Entrada del ejército franquista en Gijón. Fotografía de Campúa
Una de las primeras cosas que hace en nuestro país
cualquier movimiento político es cambiar el nombre de las calles. Inocente
manía, que parece responder a la ilusión de borrar el pasado hasta en sus vestigios
más anodinos y apoderarse del presente y del mañana. En el fondo, es una
muestra del subjetivismo español, que se traduce en indiferencia, desamor o
desprecio hacia el carácter impersonal de las cosas. Madrid administrado casi
siempre por forasteros y analfabetos, ha dado sobre el particular ejemplos de
muy mal gusto, y no ahora, sino desde hace mucho tiempo. Sobre todo cuando le
sobrevienen a un concejal ataques agudos de cursilería, y encuentra poco
distinguido, impropio de una gran ciudad, que ciertas calles se llamen del
Lobo, o La Gorguera, o El Soldado, o ¡Válgame Dios!, etcétera, etcétera.
En mi triste Alcalá he visto convertirse la calle de
las Flores en calle de Navarro y Ledesma; la de Libreros en general Allende
Salazar; la de Roma, nada menos, en general Fernández Silvestre… (Consultese el
Anuario Militar). Conviene perfectamente a la inconsciente sorna e impensada
ironía de los alcalinos, el que al advenir de la República diesen el nombre de
Plaza de la Libertad a la antigua glorieta de San Bernardo, tan gustada por mí,
y que es una plazuela cerrada en tres de sus caras por la cárcel, un convento y
el archivo. Ahora con motivo de la guerra y la revolución, se han visto
ocurrencias divertidas, dentro del afán de rebautizar las calles.
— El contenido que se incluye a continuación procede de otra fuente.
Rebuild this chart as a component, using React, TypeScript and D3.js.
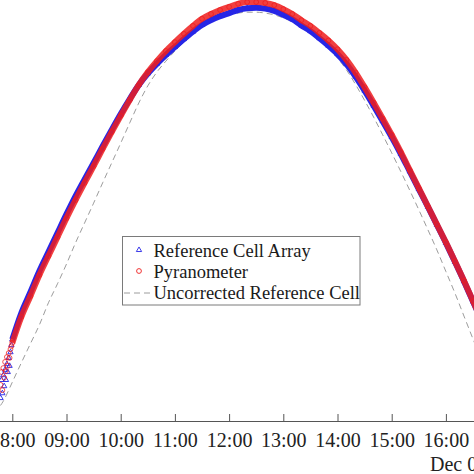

La de
Alcalá-Zamora, antes de Alfonso XII, en Madrid, se llama «de la Reforma
Agraria».
En Valencia ha aparecido una «Plaza de los Derechos
del Niño». Y en la antigua de la Lealtad, después de Antonio Maura, también de
Madrid, se llama «calle de las Milicias de Retaguardia de las Juventudes
Socialistas Unificadas».
En Madrid tenían calles propias la Santísima Trinidad,
el Divino Pastor, el Amor de Dios etcétera, sin contar las que derivaban su
nombre de la vecindad de alguna iglesia o convento; pero este motivo, puramente
local es cosa distinta. La manía es común a todas las banderías políticas. Si
los rebeldes tomasen Madrid, veríamos probablemente a la calle del Barquillo,
la del Arenal o la de Carretas cambiar su nombre típico por el de algún general
cargado de laureles. En el siglo pasado, los progresistas impusieron a la calle
de Alcalá el nombre del general Espartero. Después nos hemos contentado con
mantener en esa calle la imagen broncínea del caudillo liberal. Si los
italianos acaban por triunfar, quizás se la lleven a Roma, como trofeo, para
juntarla al león de Judá, que sacaron de Adís Abeba.
Manuel Azaña
Cuaderno de La Pobleta 1937, Memorias políticas y de Guerra
No deja de seer gracioso que Azaña se quejase del cambio de las calles y sus herederos en Madrid lo hayan hecho queriendo cambiar la historia.